Price trends will likely see standard-grade sheets decline 1–2% per year in real terms, while premium grades may hold steady or increase modestly as certification and validation costs rise. The market’s trajectory is thus a structural shift from a commodity industrial input toward a high-spec, application-engineered supply category with deeper entry barriers and stronger buyer-supplier integration.
Market Opportunities
The most significant opportunity lies in scaling domestic production capacity for battery-grade glass fiber composite sheets, particularly in Central and Eastern Europe where energy costs are lower and proximity to gigafactories creates logistics advantages. Suppliers who can achieve REACH-compliant, flame-retardant formulations with shorter qualification cycles (under 12 months) are likely to capture substantial share. Another opportunity is the development of recyclable or bio-based glass fiber composite sheets: the EU’s Circular Economy Action Plan and the proposed recycled content mandates create a premium for suppliers with take-back programs and closed-loop processing, a niche currently underserviced.
Distribution and supply chain players can differentiate by offering pre-cut, ready-to-stamp sheets with laser scoring or edge finishing, reducing waste for battery pack manufacturers. Service and validation add-ons—such as FEA (finite element analysis) support, joint quality documentation, and crash simulation data—are increasingly valued by procurement teams and can command 5–10% price premiums.

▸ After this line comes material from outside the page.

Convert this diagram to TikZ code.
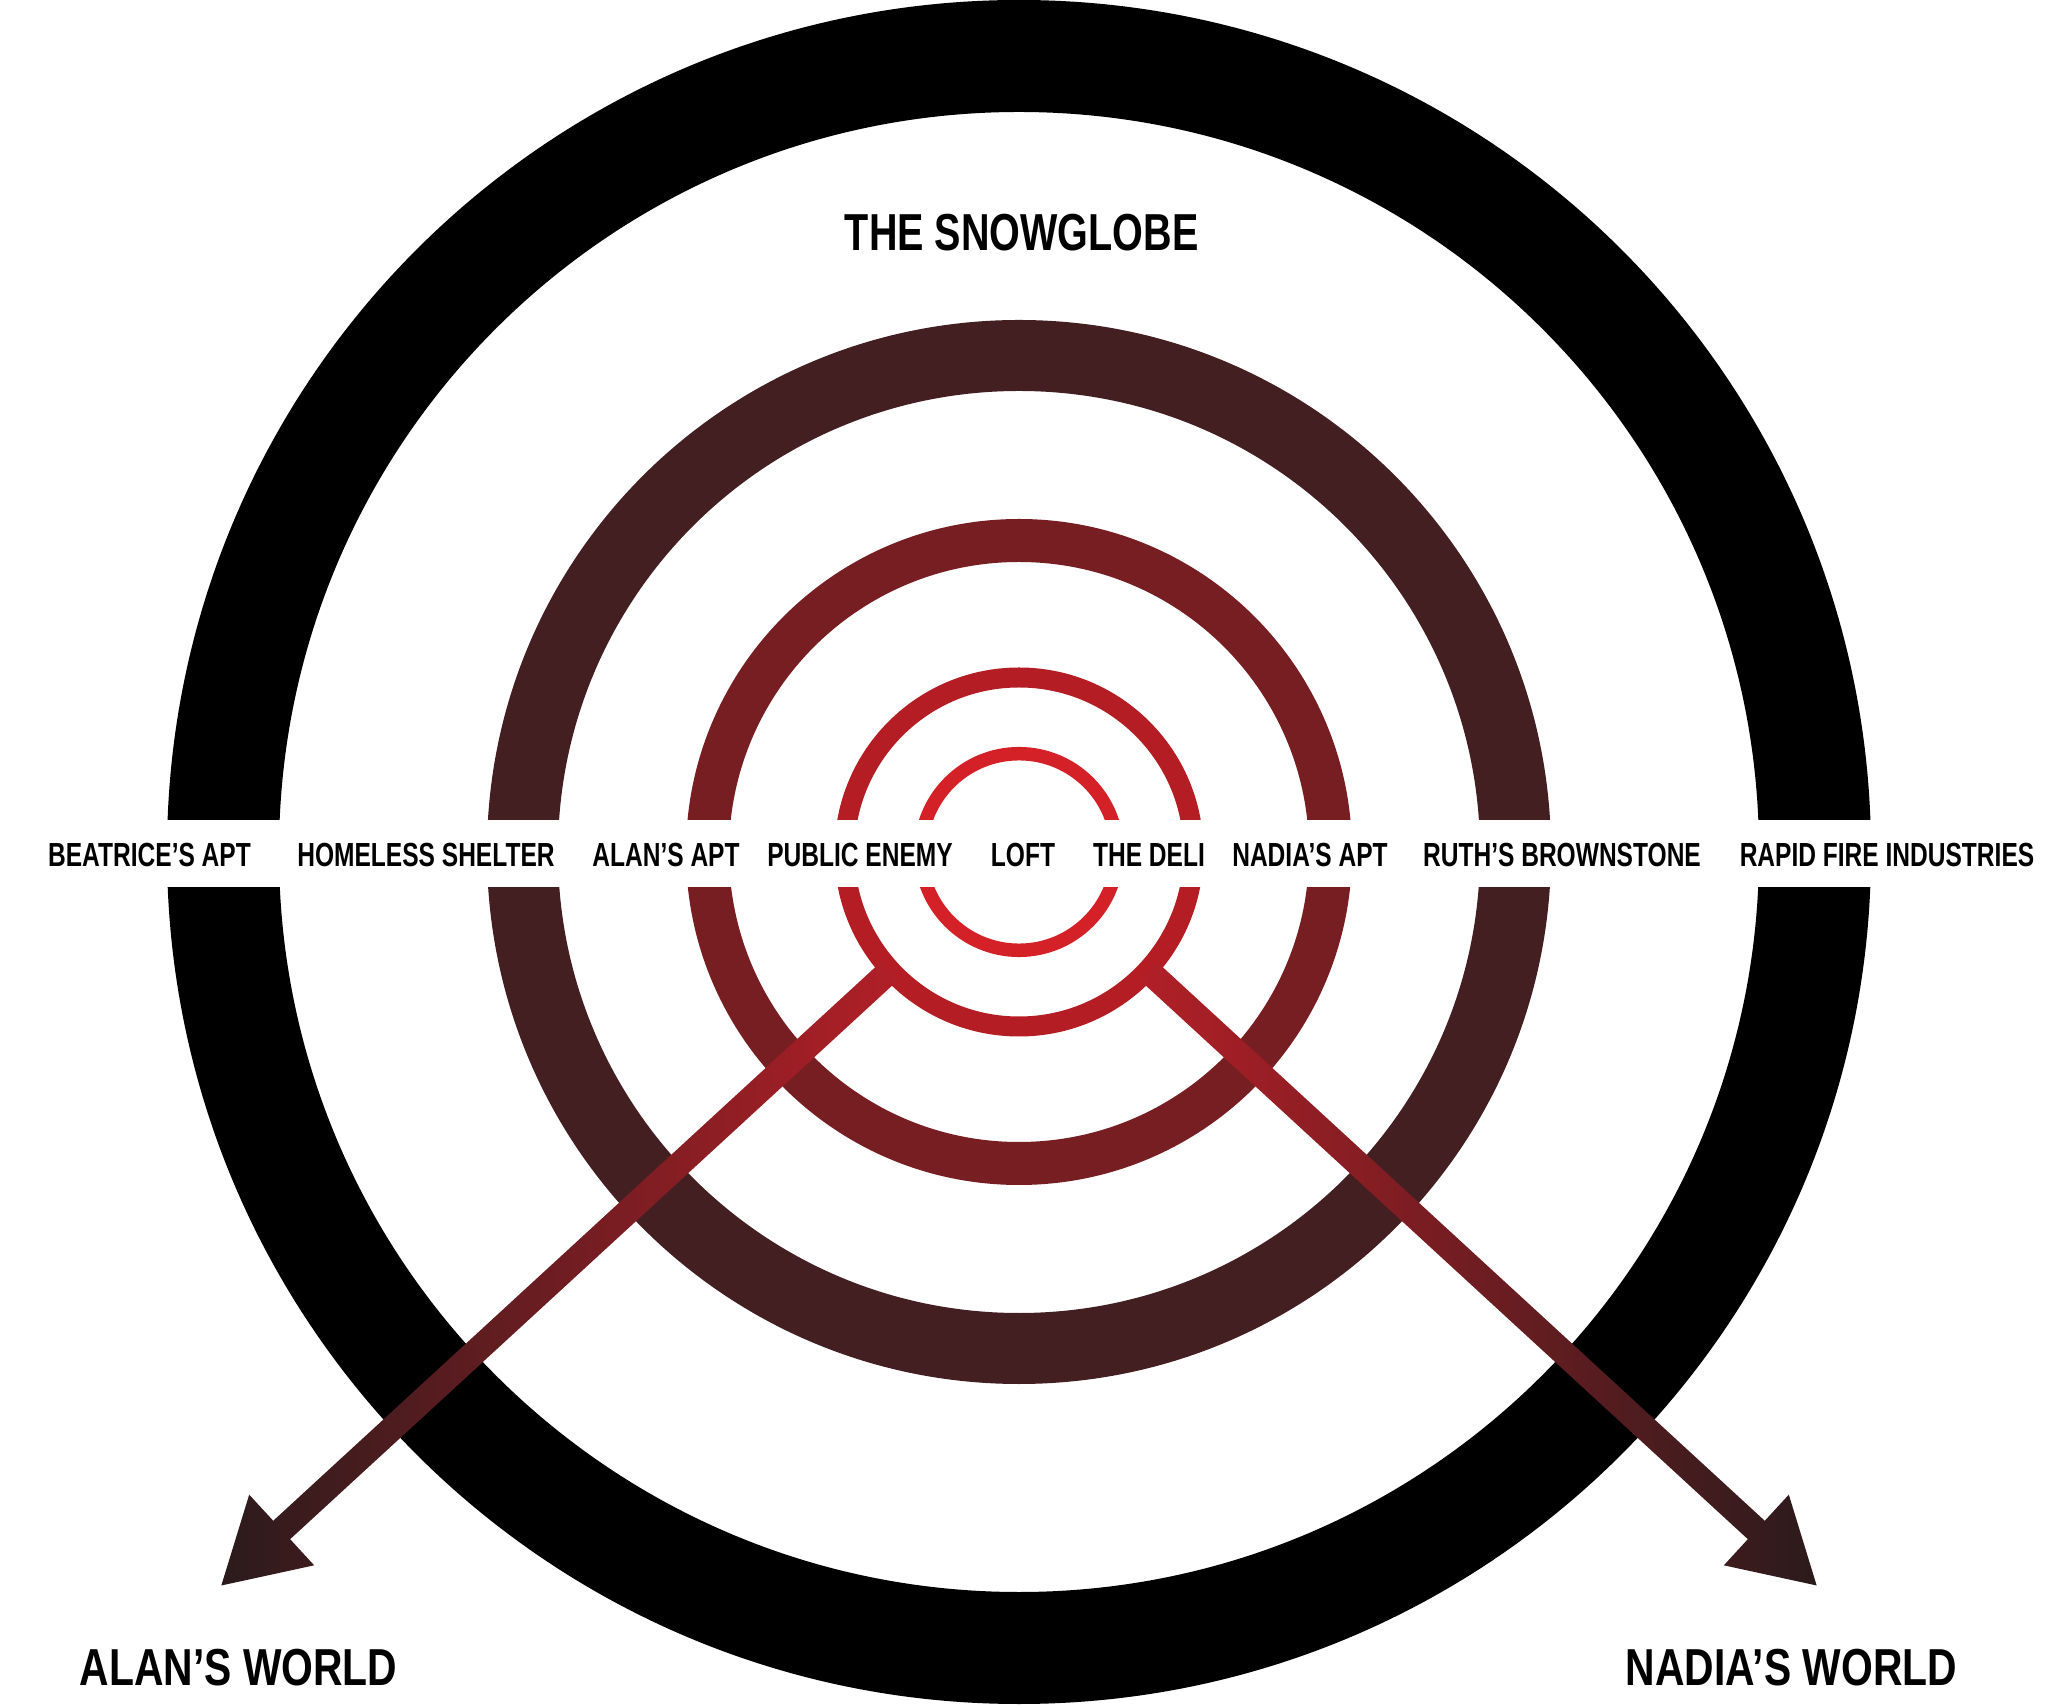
\documentclass[tikz,border=0pt]{standalone}
\usepackage{fontspec}
\setmainfont{Liberation Sans}[FakeStretch=0.76]
\newfontfamily\placefont{Liberation Sans}[FakeStretch=0.735]
\newfontfamily\worldfont{Liberation Sans}[FakeStretch=0.785]
\usepackage{tikz}
\usetikzlibrary{calc}
\definecolor{snowblack}{HTML}{000000}
\definecolor{ringbrown}{HTML}{431F22}
\definecolor{ringmaroon}{HTML}{771E22}
\definecolor{ringred}{HTML}{B51D24}
\definecolor{ringscarlet}{HTML}{D42027}
\definecolor{arrowred}{HTML}{B21F27}
\definecolor{arrowdark}{HTML}{2B1B1C}

\begin{document}
\begin{tikzpicture}[x=0.1mm, y=0.1mm,
    ringlabel/.style={font=\placefont\fontsize{9.5}{11}\selectfont\bfseries, anchor=base, inner sep=0pt},
    globelabel/.style={font=\fontsize{14.8}{17}\selectfont\bfseries, anchor=base, inner sep=0pt},
    worldlabel/.style={font=\worldfont\fontsize{14.8}{17}\selectfont\bfseries, anchor=base, inner sep=0pt}]

    \useasboundingbox (-1019,-853) rectangle (1029,852);
    \coordinate (globe) at (0,0);

    % rings, outside in
    \foreach \r/\w/\c in {796/11.2mm/snowblack, 496.5/7.1mm/ringbrown, 311.5/4.3mm/ringmaroon, 174.5/2mm/ringred, 98.3/1.35mm/ringscarlet} {
      \draw [\c, line width=\w] (globe) circle (\r);
    }

    % white band for the place names
    \fill [white] (-1019,-35) rectangle (1029,32);

    % the two worlds
    \foreach \nm/\ang/\lc/\rc in {alan/222.6/arrowdark/arrowred, nadia/317.4/arrowred/arrowdark} {
      \coordinate (\nm-start) at (\ang:175);
      \coordinate (\nm-tip) at (\ang:1083.7);
      \coordinate (\nm-base) at ($(\nm-tip)!8.2mm!(\nm-start)$);
      \shade [left color=\lc, right color=\rc]
        ($(\nm-start)!1.25mm!90:(\nm-tip)$) -- ($(\nm-base)!1.25mm!90:(\nm-tip)$)
        -- ($(\nm-base)!4.8mm!90:(\nm-tip)$) -- (\nm-tip)
        -- ($(\nm-base)!4.8mm!-90:(\nm-tip)$) -- ($(\nm-base)!1.25mm!-90:(\nm-tip)$)
        -- ($(\nm-start)!1.25mm!-90:(\nm-tip)$) -- cycle;
    }

    \node (snowglobe) [globelabel] at (2.7,601) {THE SNOWGLOBE};

    \node (beatrice) [ringlabel] at (-869.5,-15) {BEATRICE’S APT};
    \node (shelter) [ringlabel] at (-593,-15) {HOMELESS SHELTER};
    \node (alanapt) [ringlabel] at (-353,-15) {ALAN’S APT};
    \node (enemy) [ringlabel] at (-159,-15) {PUBLIC ENEMY};
    \node (loft) [ringlabel] at (4,-15) {LOFT};
    \node (deli) [ringlabel] at (130,-15) {THE DELI};
    \node (nadiaapt) [ringlabel] at (291,-15) {NADIA’S APT};
    \node (ruth) [ringlabel] at (543,-15) {RUTH’S BROWNSTONE};
    \node (rapid) [ringlabel] at (868,-15) {RAPID FIRE INDUSTRIES};

    \node (alanworld) [worldlabel] at (-780.5,-833) {ALAN’S WORLD};
    \node (nadiaworld) [worldlabel] at (772.5,-833) {NADIA’S WORLD};
\end{tikzpicture}
\end{document}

Finally, the aftermarket and replacement cycle for battery packs (expected 8–12 year lifespan) will generate recurring demand for composite sheets in repair and refurbishment, opening a serviceable addressable segment that currently lacks dedicated suppliers. Early movers who align capacity investments with the EU’s battery value chain sovereignty goals and adopt digital traceability for compliance are best positioned to capture growth in the 2026–2035 period.